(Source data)
=======
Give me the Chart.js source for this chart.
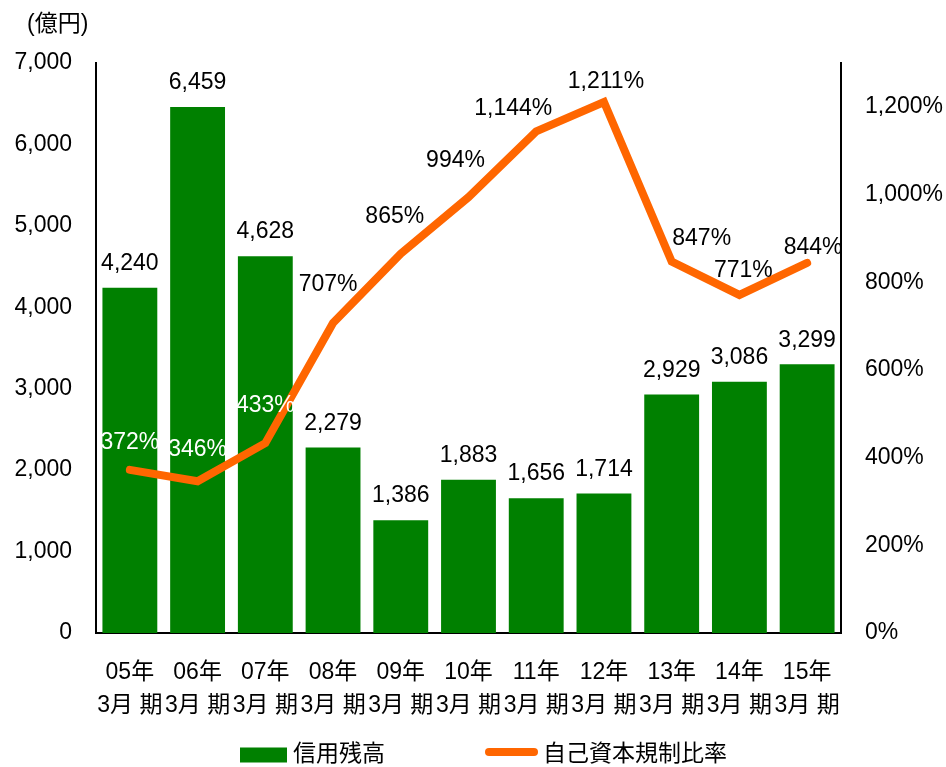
<!DOCTYPE html>
<html lang="ja">
<head>
<meta charset="utf-8">
<script src="https://cdn.jsdelivr.net/npm/chart.js@4/dist/chart.umd.min.js"></script>
<style>
  html, body { margin: 0; padding: 0; background: #ffffff; }
  #wrap { position: relative; width: 946px; height: 767px; }
</style>
</head>
<body>
<div id="wrap"><canvas id="chart"></canvas></div>
<script>
// ---- data ----
const periodYears = ['05年', '06年', '07年', '08年', '09年', '10年', '11年', '12年', '13年', '14年', '15年'];
const periodSuffix = '3月 期';
const creditBalance = [4240, 6459, 4628, 2279, 1386, 1883, 1656, 1714, 2929, 3086, 3299];
const capitalRatio = [372, 346, 433, 707, 865, 994, 1144, 1211, 847, 771, 844];
const leftTicks = [0, 1000, 2000, 3000, 4000, 5000, 6000, 7000];
const rightTicks = [0, 200, 400, 600, 800, 1000, 1200];
const seriesNames = ['信用残高', '自己資本規制比率'];
const unitLabel = '(億円)';

// ---- styles ----
const GREEN = '#008000';
const ORANGE = '#FF6600';
const FONT = "'Liberation Sans', Arial, 'Noto Sans CJK JP', sans-serif";
const FS = 23;

const labels = periodYears.map(y => [y, periodSuffix]);

const valueLabelPlugin = {
  id: 'valueLabels',
  afterDatasetsDraw(chart, args, opts) {
    const ctx = chart.ctx;
    ctx.save();
    ctx.font = FS + 'px ' + FONT;
    ctx.textAlign = 'center';
    ctx.textBaseline = 'middle';
    const barMeta = chart.getDatasetMeta(0);
    barMeta.data.forEach((el, i) => {
      ctx.fillStyle = '#000';
      ctx.fillText(creditBalance[i].toLocaleString('en-US'), el.x, el.y - opts.barGap);
    });
    const lineMeta = chart.getDatasetMeta(1);
    lineMeta.data.forEach((el, i) => {
      const off = opts.lineOffsets[i];
      ctx.fillStyle = opts.lineLabelColors[i];
      ctx.fillText(capitalRatio[i].toLocaleString('en-US') + '%', el.x + off[0], el.y + off[1]);
    });
    ctx.restore();
  },
  afterDraw(chart, args, opts) {
    const ctx = chart.ctx;
    ctx.save();
    ctx.font = FS + 'px ' + FONT;
    ctx.fillStyle = '#000';
    ctx.textBaseline = 'middle';
    ctx.textAlign = 'left';
    // unit label
    ctx.fillText(unitLabel, opts.unitX, opts.unitY);
    // legend
    const cy = opts.legendY;
    let x = opts.legendX;
    ctx.fillStyle = GREEN;
    ctx.fillRect(x, cy - 7.5, 47, 15);
    x += 47 + 6;
    ctx.fillStyle = '#000';
    ctx.fillText(seriesNames[0], x, cy);
    x += ctx.measureText(seriesNames[0]).width + 100;
    ctx.strokeStyle = ORANGE;
    ctx.lineWidth = 8;
    ctx.lineCap = 'round';
    ctx.beginPath();
    ctx.moveTo(x + 4, cy - 3);
    ctx.lineTo(x + 49, cy - 3);
    ctx.stroke();
    x += 53 + 5;
    ctx.fillStyle = '#000';
    ctx.fillText(seriesNames[1], x, cy);
    ctx.restore();
  }
};

new Chart(document.getElementById('chart'), {
  data: {
    labels: labels,
    datasets: [
      {
        type: 'bar',
        label: seriesNames[0],
        data: creditBalance,
        backgroundColor: GREEN,
        borderWidth: 0,
        yAxisID: 'y',
        barPercentage: 0.81,
        categoryPercentage: 1.0,
        order: 1
      },
      {
        type: 'line',
        label: seriesNames[1],
        data: capitalRatio,
        borderColor: ORANGE,
        backgroundColor: ORANGE,
        borderWidth: 8,
        borderCapStyle: 'round',
        borderJoinStyle: 'miter',
        pointRadius: 0,
        pointHoverRadius: 0,
        tension: 0,
        yAxisID: 'y1',
        order: 0
      }
    ]
  },
  options: {
    responsive: true,
    maintainAspectRatio: false,
    animation: false,
    events: [],
    layout: { padding: { left: 0, right: 0, top: 63, bottom: 0 } },
    scales: {
      x: {
        grid: { display: false },
        border: { display: true, color: '#000', width: 2 },
        ticks: {
          color: '#000',
          font: { family: FONT, size: FS, lineHeight: '33px' },
          padding: 15.5,
          autoSkip: false,
          maxRotation: 0,
          minRotation: 0
        },
        afterFit(s) { s.height = 134; }
      },
      y: {
        position: 'left',
        min: 0,
        max: 7000,
        grid: { display: false, drawTicks: false },
        border: { display: true, color: '#000', width: 2 },
        ticks: {
          color: '#000',
          font: { family: FONT, size: FS },
          padding: 24,
          stepSize: 1000,
          callback: v => Number(v).toLocaleString('en-US')
        },
        afterBuildTicks(s) { s.ticks = leftTicks.map(v => ({ value: v })); },
        afterFit(s) { s.width = 96; }
      },
      y1: {
        position: 'right',
        min: 0,
        max: 1300,
        grid: { display: false, drawTicks: false },
        border: { display: true, color: '#000', width: 2 },
        ticks: {
          color: '#000',
          font: { family: FONT, size: FS },
          padding: 24,
          stepSize: 200,
          callback: v => Number(v).toLocaleString('en-US') + '%'
        },
        afterBuildTicks(s) { s.ticks = rightTicks.map(v => ({ value: v })); },
        afterFit(s) { s.width = 105; }
      }
    },
    plugins: {
      title: { display: false },
      legend: { display: false },
      tooltip: { enabled: false },
      valueLabels: {
        barGap: 24,
        lineOffsets: [[0, -27], [0, -32], [0, -37], [-5, -38], [-6, -37], [-13, -37], [-23, -23], [2, -20], [30, -23], [4, -24], [6, -15]],
        lineLabelColors: ['#fff', '#fff', '#fff', '#000', '#000', '#000', '#000', '#000', '#000', '#000', '#000'],
        unitX: 27,
        unitY: 25,
        legendX: 240,
        legendY: 755
      }
    }
  },
  plugins: [valueLabelPlugin]
});
</script>
</body>
</html>
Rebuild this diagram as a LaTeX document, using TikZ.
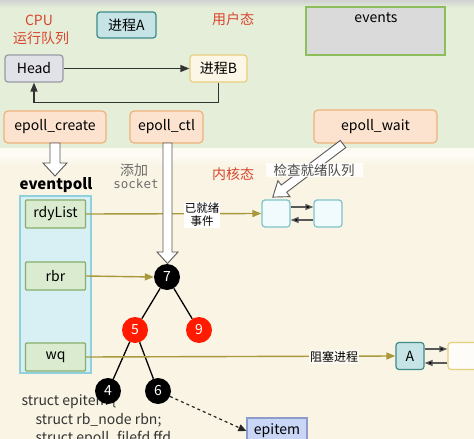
=======
◆ AIM OF THE TASK ◆
Return all the entries word for word, but omit any pictures they contain.

◆ WRITTEN ANSWER ◆
Give me the Chart.js source for this chart.
<!DOCTYPE html>
<html lang="ja">
<head>
<meta charset="utf-8">
<script src="https://cdn.jsdelivr.net/npm/chart.js@4/dist/chart.umd.min.js"></script>
<style>
  html, body { margin: 0; padding: 0; background: #ffffff; }
  #wrap { position: relative; width: 946px; height: 767px; }
</style>
</head>
<body>
<div id="wrap"><canvas id="chart"></canvas></div>
<script>
// ---- data ----
const periodYears = ['05年', '06年', '07年', '08年', '09年', '10年', '11年', '12年', '13年', '14年', '15年'];
const periodSuffix = '3月 期';
const creditBalance = [4240, 6459, 4628, 2279, 1386, 1883, 1656, 1714, 2929, 3086, 3299];
const capitalRatio = [372, 346, 433, 707, 865, 994, 1144, 1211, 847, 771, 844];
const leftTicks = [0, 1000, 2000, 3000, 4000, 5000, 6000, 7000];
const rightTicks = [0, 200, 400, 600, 800, 1000, 1200];
const seriesNames = ['信用残高', '自己資本規制比率'];
const unitLabel = '(億円)';

// ---- styles ----
const GREEN = '#008000';
const ORANGE = '#FF6600';
const FONT = "'Liberation Sans', Arial, 'Noto Sans CJK JP', sans-serif";
const FS = 23;

const labels = periodYears.map(y => [y, periodSuffix]);

const valueLabelPlugin = {
  id: 'valueLabels',
  afterDatasetsDraw(chart, args, opts) {
    const ctx = chart.ctx;
    ctx.save();
    ctx.font = FS + 'px ' + FONT;
    ctx.textAlign = 'center';
    ctx.textBaseline = 'middle';
    const barMeta = chart.getDatasetMeta(0);
    barMeta.data.forEach((el, i) => {
      ctx.fillStyle = '#000';
      ctx.fillText(creditBalance[i].toLocaleString('en-US'), el.x, el.y - opts.barGap);
    });
    const lineMeta = chart.getDatasetMeta(1);
    lineMeta.data.forEach((el, i) => {
      const off = opts.lineOffsets[i];
      ctx.fillStyle = opts.lineLabelColors[i];
      ctx.fillText(capitalRatio[i].toLocaleString('en-US') + '%', el.x + off[0], el.y + off[1]);
    });
    ctx.restore();
  },
  afterDraw(chart, args, opts) {
    const ctx = chart.ctx;
    ctx.save();
    ctx.font = FS + 'px ' + FONT;
    ctx.fillStyle = '#000';
    ctx.textBaseline = 'middle';
    ctx.textAlign = 'left';
    // unit label
    ctx.fillText(unitLabel, opts.unitX, opts.unitY);
    // legend
    const cy = opts.legendY;
    let x = opts.legendX;
    ctx.fillStyle = GREEN;
    ctx.fillRect(x, cy - 7.5, 47, 15);
    x += 47 + 6;
    ctx.fillStyle = '#000';
    ctx.fillText(seriesNames[0], x, cy);
    x += ctx.measureText(seriesNames[0]).width + 100;
    ctx.strokeStyle = ORANGE;
    ctx.lineWidth = 8;
    ctx.lineCap = 'round';
    ctx.beginPath();
    ctx.moveTo(x + 4, cy - 3);
    ctx.lineTo(x + 49, cy - 3);
    ctx.stroke();
    x += 53 + 5;
    ctx.fillStyle = '#000';
    ctx.fillText(seriesNames[1], x, cy);
    ctx.restore();
  }
};

new Chart(document.getElementById('chart'), {
  data: {
    labels: labels,
    datasets: [
      {
        type: 'bar',
        label: seriesNames[0],
        data: creditBalance,
        backgroundColor: GREEN,
        borderWidth: 0,
        yAxisID: 'y',
        barPercentage: 0.81,
        categoryPercentage: 1.0,
        order: 1
      },
      {
        type: 'line',
        label: seriesNames[1],
        data: capitalRatio,
        borderColor: ORANGE,
        backgroundColor: ORANGE,
        borderWidth: 8,
        borderCapStyle: 'round',
        borderJoinStyle: 'miter',
        pointRadius: 0,
        pointHoverRadius: 0,
        tension: 0,
        yAxisID: 'y1',
        order: 0
      }
    ]
  },
  options: {
    responsive: true,
    maintainAspectRatio: false,
    animation: false,
    events: [],
    layout: { padding: { left: 0, right: 0, top: 63, bottom: 0 } },
    scales: {
      x: {
        grid: { display: false },
        border: { display: true, color: '#000', width: 2 },
        ticks: {
          color: '#000',
          font: { family: FONT, size: FS, lineHeight: '33px' },
          padding: 15.5,
          autoSkip: false,
          maxRotation: 0,
          minRotation: 0
        },
        afterFit(s) { s.height = 134; }
      },
      y: {
        position: 'left',
        min: 0,
        max: 7000,
        grid: { display: false, drawTicks: false },
        border: { display: true, color: '#000', width: 2 },
        ticks: {
          color: '#000',
          font: { family: FONT, size: FS },
          padding: 24,
          stepSize: 1000,
          callback: v => Number(v).toLocaleString('en-US')
        },
        afterBuildTicks(s) { s.ticks = leftTicks.map(v => ({ value: v })); },
        afterFit(s) { s.width = 96; }
      },
      y1: {
        position: 'right',
        min: 0,
        max: 1300,
        grid: { display: false, drawTicks: false },
        border: { display: true, color: '#000', width: 2 },
        ticks: {
          color: '#000',
          font: { family: FONT, size: FS },
          padding: 24,
          stepSize: 200,
          callback: v => Number(v).toLocaleString('en-US') + '%'
        },
        afterBuildTicks(s) { s.ticks = rightTicks.map(v => ({ value: v })); },
        afterFit(s) { s.width = 105; }
      }
    },
    plugins: {
      title: { display: false },
      legend: { display: false },
      tooltip: { enabled: false },
      valueLabels: {
        barGap: 24,
        lineOffsets: [[0, -27], [0, -32], [0, -37], [-5, -38], [-6, -37], [-13, -37], [-23, -23], [2, -20], [30, -23], [4, -24], [6, -15]],
        lineLabelColors: ['#fff', '#fff', '#fff', '#000', '#000', '#000', '#000', '#000', '#000', '#000', '#000'],
        unitX: 27,
        unitY: 25,
        legendX: 240,
        legendY: 755
      }
    }
  },
  plugins: [valueLabelPlugin]
});
</script>
</body>
</html>
Rebuild this diagram as a LaTeX document, using TikZ.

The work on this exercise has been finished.